Funding of DROP Benefits
The court elucidated that once the husband elected to enroll in the DROP plan, the benefits would be funded by the monthly retirement payments that would have been payable had he chosen to retire on the date he joined the DROP. These payments would consist of contributions made during the marriage, which the court recognized as jointly acquired property. Thus, it reasoned that the former spouse should be entitled to a portion of any DROP benefits that were attributable to the marital years if the husband opted to participate in the program post-divorce. The court underscored the importance of ensuring that both parties received equitable treatment concerning benefits accrued through their joint efforts during the marriage. This reasoning established a clear link between the marital contributions and the eventual benefits of the DROP plan.
Comparative Jurisprudence
The court referenced numerous cases from other jurisdictions that recognized the divisibility of similar retirement benefits, reinforcing the idea that a spouse is entitled to a portion of retirement benefits accrued during the marriage, even if the election to participate occurs after divorce. The court highlighted that these rulings reflect a consistent legal trend emphasizing the equitable division of marital property, irrespective of the timing of the benefit's selection. It pointed out that such decisions from other states have aligned with the principle that the right to participate in retirement plans is a marital asset which should be equitably divided to reflect the contributions of both spouses. The court used these precedents to demonstrate that its ruling was not only just but also in harmony with broader judicial interpretations of marital property rights.

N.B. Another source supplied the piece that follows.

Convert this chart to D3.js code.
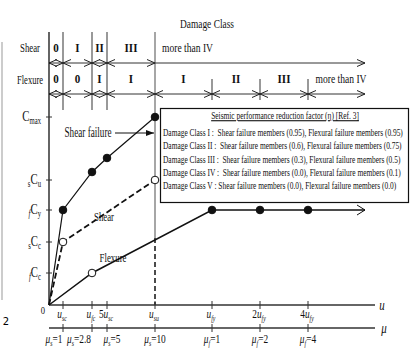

Conclusion and Reversal of Lower Court Ruling
Ultimately, the Oklahoma Supreme Court concluded that the DROP/Plan B retirement option was divisible marital property to the extent that any funds deposited into it were accrued during the marriage. The court reversed the lower courts' decisions that had excluded the wife's interest in the DROP benefits and remanded the case for proceedings that would ensure her entitlement to a share of those benefits should the husband choose to retire and select the DROP option. This ruling affirmed the principle that marital property rights extend to contingent benefits acquired through joint efforts during the marriage, further clarifying the legal landscape surrounding pension rights in divorce proceedings. The court's decision aimed to protect the equitable interests of both parties in the marital estate, particularly concerning retirement benefits that have been jointly earned.